Can I calculate standard deviation for grouped data in Excel 2007?
Yes. For frequency distributions, use the formula for grouped data: σ = √(Σfᵢ(xᵢ - μ)² / N), where fᵢ is the frequency of each group. In Excel, multiply each squared deviation by its frequency, sum the results, divide by N, and take the square root.
Why does my standard deviation result differ from my calculator?
Discrepancies often arise from using population vs. sample formulas. Ensure you're using the correct function (STDEV.P for population, STDEV.S for sample). Also, check for hidden characters, non-numeric data, or rounding differences.
How do I interpret a standard deviation of zero?
A standard deviation of zero means all data points are identical to the mean. This indicates no variability in the dataset. For example, if all exam scores are 85, the standard deviation is zero.

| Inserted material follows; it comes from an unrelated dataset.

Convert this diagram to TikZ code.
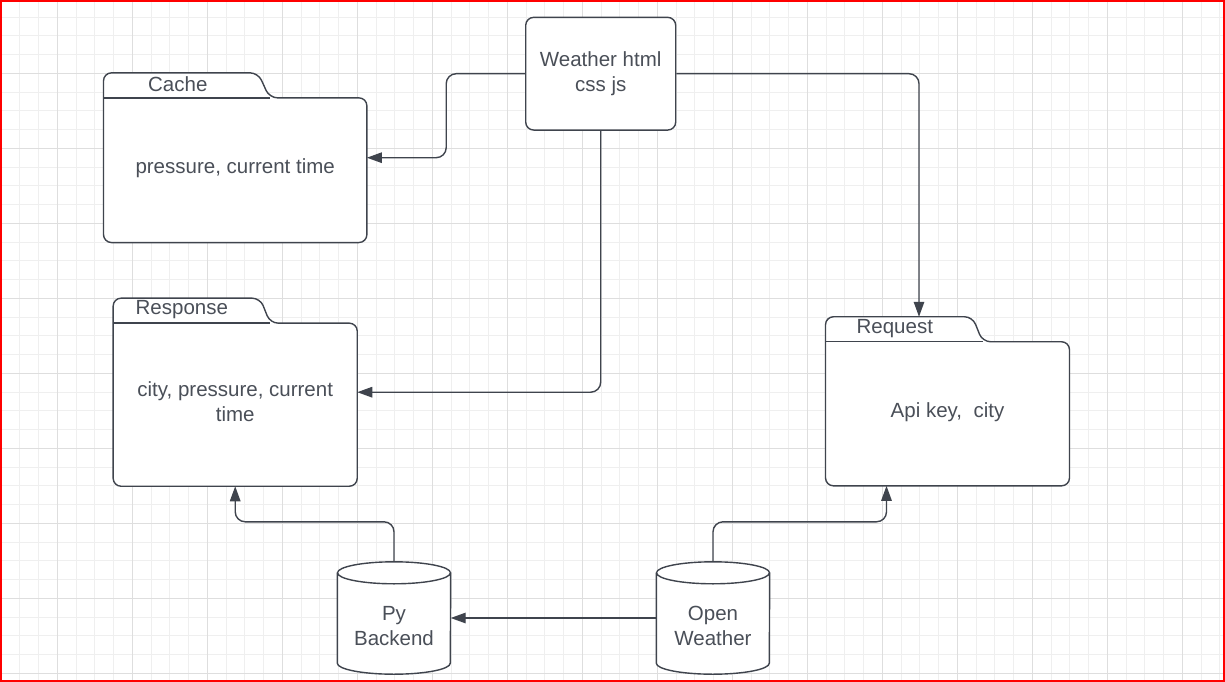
\documentclass[tikz,border=0pt]{standalone}
\usepackage{fontspec}
\setmainfont{Liberation Sans}
\usepackage{tikz}
\usetikzlibrary{positioning, arrows.meta}
\definecolor{inkline}{HTML}{3F444D}
\definecolor{inktext}{HTML}{4A4F58}
\definecolor{gridminor}{HTML}{EFEFEF}
\definecolor{gridmajor}{HTML}{DEDEDE}
\tikzset{
x=1pt, y=1pt, % one unit is one pixel of the sketch
>={Triangle[length=15pt,width=10.5pt]}, % filled arrow heads
every node/.style={text=inktext, font=\fontsize{20.5}{25.5}\selectfont, align=center},
box/.style={draw=inkline, line width=1.4pt, rounded corners=8pt, fill=white}, % the page box
folder/.style={inner sep=0pt}, % body of a folder, outline drawn by \drawfolder
drum/.style={inner sep=0pt, minimum width=113, minimum height=112}, % database cylinder
outline/.style={draw=inkline, line width=1.4pt, fill=white},
conn/.style={->, draw=inkline, line width=1.4pt, rounded corners=10pt}, % connectors
}
% folder outline round a body node: #2 = tab width, #3 = where the tab slope ends
\newcommand\drawfolder[3]{%
  \draw[outline, rounded corners=8pt] (#1.south west) -- ([yshift=25]#1.north west)
    -- ([xshift=#2,yshift=25]#1.north west) -- ([xshift=#3]#1.north west)
    -- (#1.north east) -- (#1.south east) -- cycle;
  \draw[draw=inkline, line width=1.4pt] (#1.north west) -- ([xshift=#3]#1.north west);
}
% cylinder round a drum node
\newcommand\drawdrum[1]{%
  \draw[outline] ([yshift=-11]#1.north west) -- ([yshift=11]#1.south west)
    arc[start angle=180, end angle=360, x radius=56.5, y radius=11]
    -- ([yshift=-11]#1.north east);
  \draw[outline] ([yshift=-11]#1.north) ellipse[x radius=56.5, y radius=11];
}

\begin{document}
\begin{tikzpicture}
        \useasboundingbox (0,0) rectangle (1225,-682);
        \fill[white] (0,0) rectangle (1225,-682);
        \begin{scope}
        \clip (0,0) rectangle (1225,-682);
        \draw[gridminor, line width=1pt, shift={(1.05,-17.05)}, step=18.75pt] (-20,20) grid (1240,-700);
        \draw[gridmajor, line width=1pt, shift={(57.3,-73.3)}, step=75pt] (-80,80) grid (1200,-700);
        \end{scope}
        \draw[red, line width=2pt] (1,-1) rectangle (1224,-681);

        % boxes
        \node[box, minimum width=150, minimum height=112.7] (weather) at (600.7,-73.7) {Weather html\\css js};
        \node[folder, minimum width=263, minimum height=144.3] (cache) at (235.2,-170.2) {};
        \node[folder, minimum width=243.7, minimum height=162.7] (response) at (235.2,-404.7) {};
        \node[folder, minimum width=243.6, minimum height=143.7] (request) at (947.5,-413.8) {};
        \node[drum] (py) at (394,-618) {};
        \node[drum] (ow) at (713,-618) {};

        % outlines behind the texts
        \drawfolder{cache}{154.6}{166}
        \drawfolder{response}{147}{157}
        \drawfolder{request}{147}{157}
        \drawdrum{py}
        \drawdrum{ow}

        % texts
        \node (cachetext) at ([yshift=2]cache.center) {pressure, current time};
        \node (responsetext) at ([yshift=3]response.center) {city, pressure, current\\time};
        \node (requesttext) at ([yshift=2]request.center) {Api key,\ \ city};
        \node (cachetab) at ([xshift=74.3,yshift=13.5]cache.north west) {Cache};
        \node (responsetab) at ([xshift=68.7,yshift=13.5]response.north west) {Response};
        \node (requesttab) at ([xshift=69.3,yshift=13.5]request.north west) {Request};
        \node (pytext) at ([yshift=-8]py.center) {Py\\Backend};
        \node (owtext) at ([yshift=-8]ow.center) {Open\\Weather};

        % connectors
        \draw[conn] (weather.west) -| ([xshift=79.3,yshift=12.5]cache.east) -- ([yshift=12.5]cache.east);
        \draw[conn] (weather.east) -| ([xshift=-28.5,yshift=25]request.north);
        \draw[conn] (weather.south) |- ([yshift=12.5]response.east);
        \draw[conn] (py.north) -- ++(0,40) -| (response.south);
        \draw[conn] (ow.north) -- ++(0,40) -| ([xshift=-61]request.south);
        \draw[conn] (ow.west) -- (py.east);
      \end{tikzpicture}
\end{document}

What is the relationship between standard deviation and variance?
Variance is the square of the standard deviation (σ² = σ * σ). While variance is in squared units (e.g., cm²), standard deviation retains the original units (e.g., cm), making it more interpretable. Excel provides VAR.P and VAR.S for variance calculations.
Can I use standard deviation to compare datasets with different means?
Yes, but use the coefficient of variation (CV = standard deviation / mean) for relative comparison. CV normalizes the standard deviation by the mean, allowing comparison of variability across datasets with different scales. For example, a CV of 10% indicates that the standard deviation is 10% of the mean.